Hands-On: Seeing the Difference

A simple C program:

// calculator.c
#include <stdio.h>
int add_numbers(int x, int y) {    return x + y;
}
int main() {    int a = 5;
    int b = 3;
    int result = add_numbers(a, b);
    printf("Result: %d\n", result);
    return 0;
}

Compile with symbols (not stripped):

gcc -o calc calc.c
file calc

Compile stripped:

gcc -o calc_strip calc.c
strip calc_strip
file calc_strip
Look at the symbols:

# Not stripped version:
nm calc | grep -E "add_numbers|main"

# Stripped version:nm calc_strip | grep -E "add_numbers|main"

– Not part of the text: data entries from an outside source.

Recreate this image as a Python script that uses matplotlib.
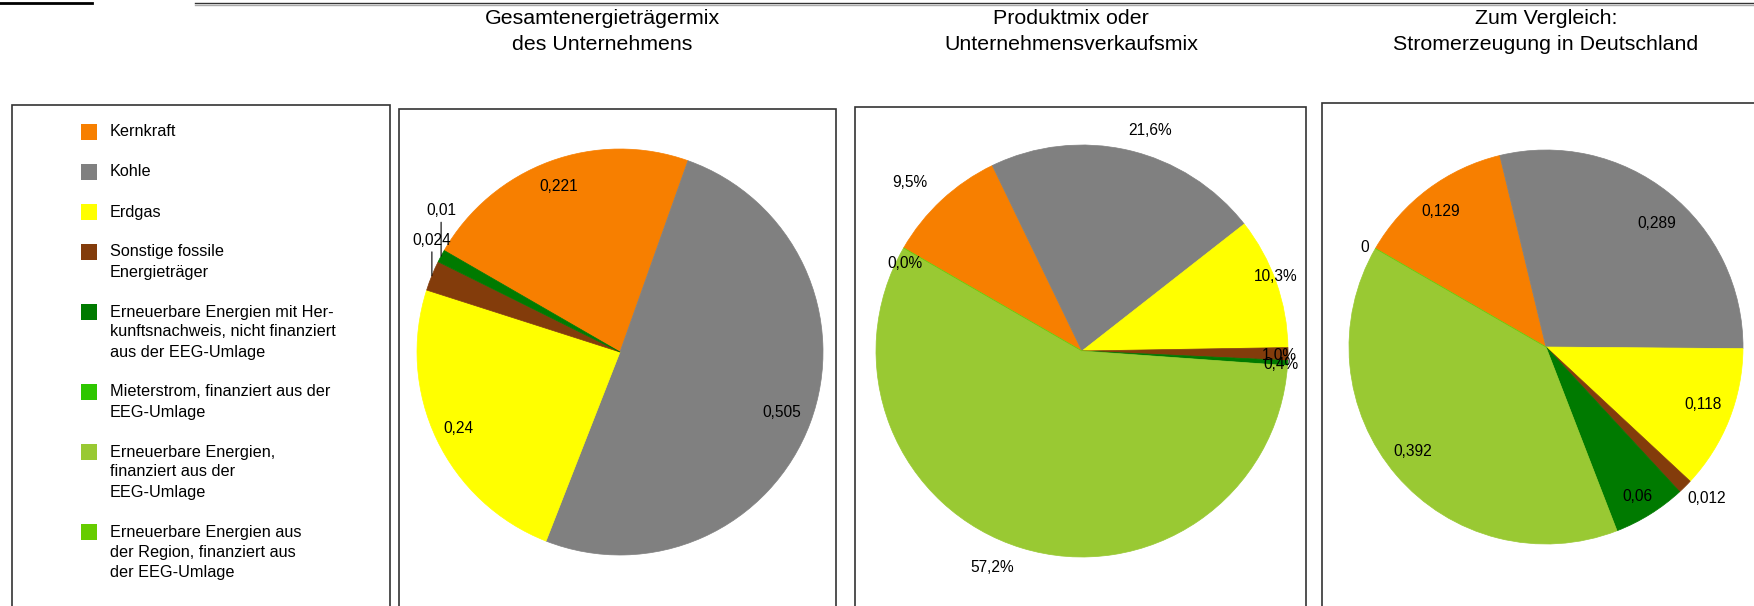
import matplotlib
matplotlib.use("Agg")
import matplotlib.pyplot as plt
import numpy as np
from matplotlib.patches import Rectangle
from matplotlib.lines import Line2D

plt.rcParams["font.family"] = ["Liberation Sans", "DejaVu Sans"]

# --- data -----------------------------------------------------------------
categories = [
    "Kernkraft",
    "Kohle",
    "Erdgas",
    "Sonstige fossile\nEnergieträger",
    "Erneuerbare Energien mit Her-\nkunftsnachweis, nicht finanziert\naus der EEG-Umlage",
    "Mieterstrom, finanziert aus der\nEEG-Umlage",
    "Erneuerbare Energien,\nfinanziert aus der\nEEG-Umlage",
    "Erneuerbare Energien aus\nder Region, finanziert aus\nder EEG-Umlage",
]
colors = ["#F77F00", "#808080", "#FFFF00", "#833C0B",
          "#007A00", "#2EC600", "#99C933", "#66CC00"]

titles = ["Gesamtenergieträgermix\ndes Unternehmens",
          "Produktmix oder\nUnternehmensverkaufsmix",
          "Zum Vergleich:\nStromerzeugung in Deutschland"]

# None = not part of that chart
mix_unternehmen = [0.221, 0.505, 0.24, 0.024, 0.01, None, None, None]
mix_produkt = [9.5, 21.6, 10.3, 1.0, 0.4, None, 57.2, 0.0]
mix_deutschland = [0.129, 0.289, 0.118, 0.012, 0.06, None, 0.392, 0]

# --- layout (pixels) ------------------------------------------------------
W, H = 1754, 606
fig = plt.figure(figsize=(W / 100, H / 100), dpi=100)


def fx(x):
    return x / W


def fy(y):
    return 1 - y / H


# decorative page lines at the very top
fig.add_artist(Line2D([fx(0), fx(92)], [fy(3), fy(3)], color="black", lw=2.0))
fig.add_artist(Line2D([fx(195), fx(W)], [fy(2.5), fy(2.5)], color="#333333", lw=1.0))
fig.add_artist(Line2D([fx(195), fx(W)], [fy(4.5), fy(4.5)], color="#aaaaaa", lw=1.0))

# frames (they run off the bottom of the page)
for left, top, right in [(12, 105, 390), (399, 109, 836), (855, 107, 1306), (1322, 103, 1800)]:
    fig.add_artist(Rectangle((fx(left), fy(H + 40)), fx(right - left), (H + 40 - top) / H,
                             transform=fig.transFigure, fill=False,
                             edgecolor="#333333", lw=1.2, clip_on=False))

# titles
for cx, title in zip([602, 1071, 1546], titles):
    for i, line in enumerate(title.split("\n")):
        fig.text(fx(cx), fy(19 + 25 * i), line, ha="center", va="center", fontsize=15.4)

# legend
y = 132
for cat, col in zip(categories, colors):
    fig.add_artist(Rectangle((fx(81), fy(y + 8)), fx(16), 16 / H,
                             transform=fig.transFigure, facecolor=col, edgecolor="none"))
    lines = cat.split("\n")
    for i, line in enumerate(lines):
        fig.text(fx(110), fy(y + 20 * i), line, ha="left", va="center", fontsize=11.7)
    y += 20 * (len(lines) + 1)


def draw_pie(values, cx, cy, r, fmt, label_r, angle_shift, leaders=()):
    span = 1.35
    ax = fig.add_axes([fx(cx - span * r), (H - cy - span * r) / H,
                       2 * span * r / W, 2 * span * r / H])
    idx = [i for i, v in enumerate(values) if v is not None]
    vals = [values[i] for i in idx]
    wedges, _ = ax.pie(vals, colors=[colors[i] for i in idx], startangle=150,
                       counterclock=False, radius=1.0,
                       wedgeprops=dict(linewidth=0.5))
    for w in wedges:
        w.set_edgecolor(w.get_facecolor())
    for k, (w, v) in enumerate(zip(wedges, vals)):
        mid = np.deg2rad((w.theta1 + w.theta2) / 2 + angle_shift[k])
        text = fmt(v)
        if k in leaders:
            ex, ey = np.cos(mid), np.sin(mid)
            ax.annotate(text, xy=(ex, ey), xytext=(0, leaders[k]),
                        textcoords="offset pixels", ha="center", va="bottom",
                        fontsize=11.2,
                        arrowprops=dict(arrowstyle="-", lw=0.8, color="black",
                                        shrinkA=1, shrinkB=0, relpos=(0.5, 0)))
        else:
            ax.text(label_r[k] * np.cos(mid), label_r[k] * np.sin(mid), text,
                    ha="center", va="center", fontsize=11.2)
    ax.set_xlim(-span, span)
    ax.set_ylim(-span, span)
    ax.set_aspect("equal")
    ax.axis("off")
    return ax


def fmt_dec(v):
    return f"{v:g}".replace(".", ",")


def fmt_pct(v):
    return f"{v:.1f}%".replace(".", ",")


draw_pie(mix_unternehmen, 620, 352, 203, fmt_dec,
         label_r=[0.87, 0.85, 0.88, 1.0, 1.0],
         angle_shift=[0, 0, 0, 0, 0],
         leaders={3: 28, 4: 38})
draw_pie(mix_produkt, 1082, 351, 206, fmt_pct,
         label_r=[1.17, 1.12, 1.01, 0.96, 0.97, 1.14, 0.96],
         angle_shift=[2.6, -4.0, 1.6, -0.4, -0.6, -5.5, 3.6])
draw_pie(mix_deutschland, 1546, 347, 197, fmt_dec,
         label_r=[0.87, 0.84, 0.85, 1.12, 0.89, 0.86, 1.05],
         angle_shift=[1.2, -3.4, 1.7, 1.8, -0.4, -2.3, 1.2])

fig.savefig("out.png", dpi=100)
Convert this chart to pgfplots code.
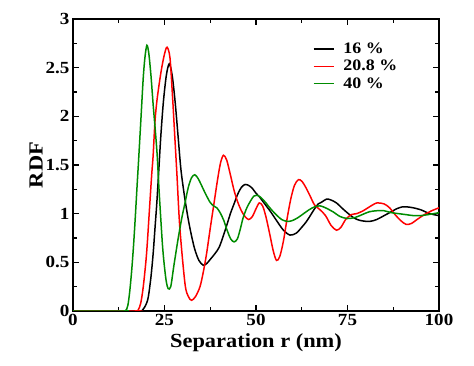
\documentclass[border=0pt]{standalone}
\usepackage{fontspec}
\setmainfont{Liberation Serif}[FakeStretch=1.12]
\usepackage{pgfplots}
\pgfplotsset{compat=1.18}
\definecolor{grgreen}{RGB}{0,140,0}
\newcommand{\tkfont}{\bfseries\fontsize{17}{17}\selectfont}
\begin{document}
\begin{tikzpicture}
\path[use as bounding box] (-73pt,-55pt) rectangle (401pt,311pt);
\begin{axis}[
  at={(0,0)}, anchor=south west,
  scale only axis, width=366pt, height=292pt,
  xmin=0, xmax=100, ymin=0, ymax=3,
  xtick={0,25,50,75,100}, ytick={0,0.5,1,1.5,2,2.5,3},
  xticklabels={0,25,50,75,100},
  yticklabels={0,0.5,1,1.5,2,2.5,3},
  xticklabel style={font=\tkfont},
  yticklabel style={font=\tkfont},
  minor x tick num=1, minor y tick num=1,
  tick align=inside,
  major tick length=6pt, minor tick length=4pt,
  tick style={line width=1.2pt, black},
  axis line style={line width=1.5pt},
  xlabel={Separation r (nm)}, ylabel={RDF},
  xlabel style={font=\bfseries\fontsize{20}{20}\selectfont, at={(axis description cs:0.5,-0.11)}, anchor=center},
  ylabel style={font=\bfseries\fontsize{20}{20}\selectfont, at={(axis description cs:-0.101,0.5)}, anchor=center},
  legend style={draw=none, fill=none, at={(axis description cs:0.655,0.925)}, anchor=north west,
    inner sep=0pt, row sep=1pt, font=\bfseries\fontsize{16}{16}\selectfont,
    /tikz/every odd column/.append style={column sep=7pt}},
  legend cell align=left,
  legend image code/.code={\draw[#1] (0pt,0pt) -- (20pt,0pt);},
  every axis plot/.append style={line width=1.5pt, smooth, tension=0.5},
]
\addplot[black] coordinates {
(0,0) (18,0) (19,0.01) (20,0.07) (20.6,0.15) (21.3,0.35) (21.9,0.59) (22.4,0.85) (22.9,1.11) (23.4,1.42) (24,1.8) (24.7,2.15) (25.5,2.42) (26.3,2.54) (27.1,2.42) (27.9,2.15) (28.7,1.8) (29.5,1.45) (30.5,1.17) (31.5,0.94) (32.4,0.77) (33.3,0.63) (34.4,0.52) (35.6,0.47) (36.6,0.49) (37.5,0.53) (38.8,0.59) (40,0.66) (41.5,0.82) (43,1.0) (44,1.1) (45,1.2) (46,1.27) (47,1.30) (48,1.29) (49,1.26) (50,1.21) (51,1.17) (52,1.12) (53,1.07) (54,1.02) (55.6,0.93) (57.5,0.83) (59.3,0.78) (61,0.80) (62.5,0.86) (63.8,0.92) (65,0.99) (66,1.05) (67,1.1) (68,1.12) (69.3,1.15) (70.5,1.14) (72,1.11) (74,1.04) (76.6,0.96) (78.5,0.93) (81,0.92) (83,0.94) (85,0.98) (87,1.02) (88.4,1.05) (90,1.07) (91.2,1.07) (93,1.06) (95,1.04) (97.5,1.0) (100,0.98)
};
\addlegendentry{16 \%}
\addplot[red] coordinates {
(0,0) (17,0) (17.8,0.01) (18.5,0.08) (19.2,0.25) (20.1,0.59) (21,1.11) (21.5,1.4) (21.9,1.6) (22.4,1.95) (22.9,2.15) (23.5,2.32) (24.2,2.49) (25,2.64) (25.7,2.71) (26.5,2.6) (27.2,2.2) (27.8,1.8) (28.4,1.4) (29.2,0.85) (30.6,0.28) (31.5,0.15) (32.4,0.11) (33.5,0.15) (34.7,0.25) (35.6,0.4) (36.5,0.59) (37.5,0.85) (38.5,1.1) (39.5,1.35) (40.3,1.52) (41.1,1.6) (42,1.55) (43,1.4) (44,1.24) (45,1.12) (46,1.03) (47,0.97) (48,0.94) (49,0.97) (50,1.05) (50.9,1.11) (51.8,1.08) (52.7,0.97) (53.7,0.8) (54.7,0.62) (55.6,0.52) (56.5,0.56) (57.5,0.72) (58.5,0.95) (59.5,1.15) (60.5,1.29) (61.6,1.35) (62.6,1.33) (63.6,1.27) (64.8,1.18) (66,1.09) (67.5,1.04) (69,0.98) (70.5,0.88) (72,0.83) (73.2,0.86) (74.5,0.94) (76,0.99) (77.5,1.0) (79.3,1.03) (81,1.07) (83,1.11) (85,1.1) (86.5,1.06) (88,0.99) (89.5,0.93) (91,0.89) (92.5,0.9) (94,0.94) (96,0.99) (98,1.03) (100,1.06)
};
\addlegendentry{20.8 \%}
\addplot[grgreen] coordinates {
(0,0) (14,0) (14.5,0.01) (15,0.06) (15.5,0.2) (16,0.4) (16.5,0.65) (17,0.95) (17.5,1.28) (18,1.6) (18.6,2.0) (19.2,2.4) (19.7,2.62) (20.2,2.73) (20.7,2.65) (21.3,2.42) (21.9,2.12) (22.5,1.85) (23,1.6) (23.5,1.25) (24,0.94) (24.5,0.65) (25,0.45) (25.5,0.3) (26,0.23) (26.7,0.25) (27.5,0.45) (28.2,0.62) (28.8,0.76) (29.7,0.95) (30.6,1.11) (31.5,1.27) (32.4,1.37) (33.3,1.40) (34.2,1.36) (35,1.3) (36,1.22) (37.4,1.12) (38.4,1.08) (39.3,1.06) (40.2,1.01) (41.2,0.93) (42.2,0.82) (43.1,0.74) (44,0.71) (44.9,0.74) (45.7,0.84) (46.5,0.96) (47.5,1.06) (48.5,1.13) (49.4,1.18) (50.2,1.19) (51.2,1.17) (52.5,1.12) (54,1.05) (55.5,0.99) (57,0.94) (58.6,0.92) (60,0.93) (61.5,0.96) (63,1.0) (64.5,1.04) (66,1.07) (67.5,1.08) (69,1.06) (71,1.02) (73,0.97) (75,0.95) (77,0.96) (79,0.99) (81,1.02) (83,1.03) (85,1.03) (87,1.01) (89,1.0) (91,0.99) (93,0.98) (95,0.98) (97,0.99) (100,1.01)
};
\addlegendentry{40 \%}
\end{axis}
\end{tikzpicture}
\end{document}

How Reverse Engineers Work With Stripped Binaries

Even without symbols, we have techniques:

String References

If a function uses the string "Login successful", we can find where that string is referenced.

Pattern Recognition

Authentication functions often follow patterns:

Take username and password parameters
Call hash functions
Compare results
Return true/false

Cross-Reference Analysis

See what other functions call this function, and from where.

Dynamic Analysis

Run the program and see what happens when we reach certain code.

The Security Implications

This matters for both attackers and defenders:

For Attackers (Exploit Development):

Finding the "vulnerable function" is harder without symbols
But not impossible - just requires more analysis
Often, they look for known vulnerable patterns rather than specific names

For Defenders (Malware Analysis):

Malware is almost always stripped
You need to analyze behavior, not rely on names
Suspicious function patterns stand out (e.g., encryption routines in a "calculator" app)

Your First Reverse Engineering Exercise

Here's what you'll do in our next lab:

With a not-stripped binary:

Use objdump -t to see all symbols
Find the main() function
Trace function calls by name

With a stripped binary:

Use strings to find interesting text
Look for the entry point (not called main anymore)
Identify functions by their structure

The key insight: Both binaries do the same thing. One just has the labels removed.